[Written instruction]
Write out the material again exactly, please, and omit the pictures.

[Dataset section]

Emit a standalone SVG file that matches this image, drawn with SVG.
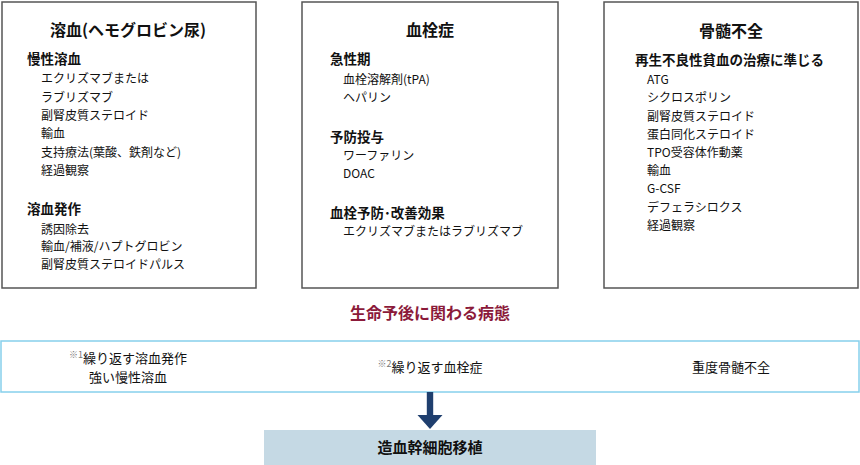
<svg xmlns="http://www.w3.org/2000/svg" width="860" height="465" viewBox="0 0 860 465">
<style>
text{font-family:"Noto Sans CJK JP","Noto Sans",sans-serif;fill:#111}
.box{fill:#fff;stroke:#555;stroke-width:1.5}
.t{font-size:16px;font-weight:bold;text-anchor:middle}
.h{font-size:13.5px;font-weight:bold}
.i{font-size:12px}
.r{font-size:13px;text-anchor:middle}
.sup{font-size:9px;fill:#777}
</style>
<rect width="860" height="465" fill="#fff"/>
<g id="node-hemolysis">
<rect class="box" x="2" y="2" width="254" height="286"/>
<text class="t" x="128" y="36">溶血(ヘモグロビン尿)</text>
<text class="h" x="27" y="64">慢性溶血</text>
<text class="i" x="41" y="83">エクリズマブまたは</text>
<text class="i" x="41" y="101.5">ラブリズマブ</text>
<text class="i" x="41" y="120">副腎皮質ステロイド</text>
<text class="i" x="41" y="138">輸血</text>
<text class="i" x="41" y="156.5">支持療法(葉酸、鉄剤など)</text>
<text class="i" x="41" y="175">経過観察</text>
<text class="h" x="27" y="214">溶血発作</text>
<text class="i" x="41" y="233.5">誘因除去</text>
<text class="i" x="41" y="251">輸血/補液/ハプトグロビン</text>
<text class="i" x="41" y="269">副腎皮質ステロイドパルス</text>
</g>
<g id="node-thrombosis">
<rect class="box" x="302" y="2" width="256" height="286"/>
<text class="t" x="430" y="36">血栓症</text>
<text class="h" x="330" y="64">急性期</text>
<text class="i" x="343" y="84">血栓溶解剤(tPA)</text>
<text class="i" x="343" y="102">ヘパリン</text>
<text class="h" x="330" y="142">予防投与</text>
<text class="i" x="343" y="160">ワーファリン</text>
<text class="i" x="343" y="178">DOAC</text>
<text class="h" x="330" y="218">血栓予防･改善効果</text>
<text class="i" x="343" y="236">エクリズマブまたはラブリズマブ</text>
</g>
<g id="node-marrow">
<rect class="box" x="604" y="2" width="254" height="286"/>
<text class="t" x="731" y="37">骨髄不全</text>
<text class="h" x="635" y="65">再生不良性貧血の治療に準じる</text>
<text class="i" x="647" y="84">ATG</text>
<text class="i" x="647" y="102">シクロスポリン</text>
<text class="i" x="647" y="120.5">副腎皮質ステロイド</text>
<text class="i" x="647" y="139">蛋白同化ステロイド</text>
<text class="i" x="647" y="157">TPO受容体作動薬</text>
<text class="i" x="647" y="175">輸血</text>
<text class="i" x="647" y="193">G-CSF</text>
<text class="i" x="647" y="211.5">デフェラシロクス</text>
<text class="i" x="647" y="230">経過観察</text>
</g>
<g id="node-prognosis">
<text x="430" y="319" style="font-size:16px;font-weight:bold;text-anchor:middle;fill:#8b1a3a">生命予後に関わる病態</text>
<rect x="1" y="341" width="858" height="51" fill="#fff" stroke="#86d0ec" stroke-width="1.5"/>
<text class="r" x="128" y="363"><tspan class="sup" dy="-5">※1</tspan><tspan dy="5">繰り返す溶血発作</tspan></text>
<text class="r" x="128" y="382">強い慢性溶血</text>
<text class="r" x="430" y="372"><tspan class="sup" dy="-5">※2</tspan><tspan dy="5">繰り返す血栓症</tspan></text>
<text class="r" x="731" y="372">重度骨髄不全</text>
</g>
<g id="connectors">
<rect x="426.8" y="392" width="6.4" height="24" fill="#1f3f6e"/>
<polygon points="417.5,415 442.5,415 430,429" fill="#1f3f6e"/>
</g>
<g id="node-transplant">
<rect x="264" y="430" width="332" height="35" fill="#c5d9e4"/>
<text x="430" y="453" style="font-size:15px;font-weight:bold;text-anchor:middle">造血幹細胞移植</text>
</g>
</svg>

[Task response]
Emit a standalone SVG file that matches this image, drawn with SVG.
<svg xmlns="http://www.w3.org/2000/svg" width="860" height="465" viewBox="0 0 860 465">
<style>
text{font-family:"Noto Sans CJK JP","Noto Sans",sans-serif;fill:#111}
.box{fill:#fff;stroke:#555;stroke-width:1.5}
.t{font-size:16px;font-weight:bold;text-anchor:middle}
.h{font-size:13.5px;font-weight:bold}
.i{font-size:12px}
.r{font-size:13px;text-anchor:middle}
.sup{font-size:9px;fill:#777}
</style>
<rect width="860" height="465" fill="#fff"/>
<g id="node-hemolysis">
<rect class="box" x="2" y="2" width="254" height="286"/>
<text class="t" x="128" y="36">溶血(ヘモグロビン尿)</text>
<text class="h" x="27" y="64">慢性溶血</text>
<text class="i" x="41" y="83">エクリズマブまたは</text>
<text class="i" x="41" y="101.5">ラブリズマブ</text>
<text class="i" x="41" y="120">副腎皮質ステロイド</text>
<text class="i" x="41" y="138">輸血</text>
<text class="i" x="41" y="156.5">支持療法(葉酸、鉄剤など)</text>
<text class="i" x="41" y="175">経過観察</text>
<text class="h" x="27" y="214">溶血発作</text>
<text class="i" x="41" y="233.5">誘因除去</text>
<text class="i" x="41" y="251">輸血/補液/ハプトグロビン</text>
<text class="i" x="41" y="269">副腎皮質ステロイドパルス</text>
</g>
<g id="node-thrombosis">
<rect class="box" x="302" y="2" width="256" height="286"/>
<text class="t" x="430" y="36">血栓症</text>
<text class="h" x="330" y="64">急性期</text>
<text class="i" x="343" y="84">血栓溶解剤(tPA)</text>
<text class="i" x="343" y="102">ヘパリン</text>
<text class="h" x="330" y="142">予防投与</text>
<text class="i" x="343" y="160">ワーファリン</text>
<text class="i" x="343" y="178">DOAC</text>
<text class="h" x="330" y="218">血栓予防･改善効果</text>
<text class="i" x="343" y="236">エクリズマブまたはラブリズマブ</text>
</g>
<g id="node-marrow">
<rect class="box" x="604" y="2" width="254" height="286"/>
<text class="t" x="731" y="37">骨髄不全</text>
<text class="h" x="635" y="65">再生不良性貧血の治療に準じる</text>
<text class="i" x="647" y="84">ATG</text>
<text class="i" x="647" y="102">シクロスポリン</text>
<text class="i" x="647" y="120.5">副腎皮質ステロイド</text>
<text class="i" x="647" y="139">蛋白同化ステロイド</text>
<text class="i" x="647" y="157">TPO受容体作動薬</text>
<text class="i" x="647" y="175">輸血</text>
<text class="i" x="647" y="193">G-CSF</text>
<text class="i" x="647" y="211.5">デフェラシロクス</text>
<text class="i" x="647" y="230">経過観察</text>
</g>
<g id="node-prognosis">
<text x="430" y="319" style="font-size:16px;font-weight:bold;text-anchor:middle;fill:#8b1a3a">生命予後に関わる病態</text>
<rect x="1" y="341" width="858" height="51" fill="#fff" stroke="#86d0ec" stroke-width="1.5"/>
<text class="r" x="128" y="363"><tspan class="sup" dy="-5">※1</tspan><tspan dy="5">繰り返す溶血発作</tspan></text>
<text class="r" x="128" y="382">強い慢性溶血</text>
<text class="r" x="430" y="372"><tspan class="sup" dy="-5">※2</tspan><tspan dy="5">繰り返す血栓症</tspan></text>
<text class="r" x="731" y="372">重度骨髄不全</text>
</g>
<g id="connectors">
<rect x="426.8" y="392" width="6.4" height="24" fill="#1f3f6e"/>
<polygon points="417.5,415 442.5,415 430,429" fill="#1f3f6e"/>
</g>
<g id="node-transplant">
<rect x="264" y="430" width="332" height="35" fill="#c5d9e4"/>
<text x="430" y="453" style="font-size:15px;font-weight:bold;text-anchor:middle">造血幹細胞移植</text>
</g>
</svg>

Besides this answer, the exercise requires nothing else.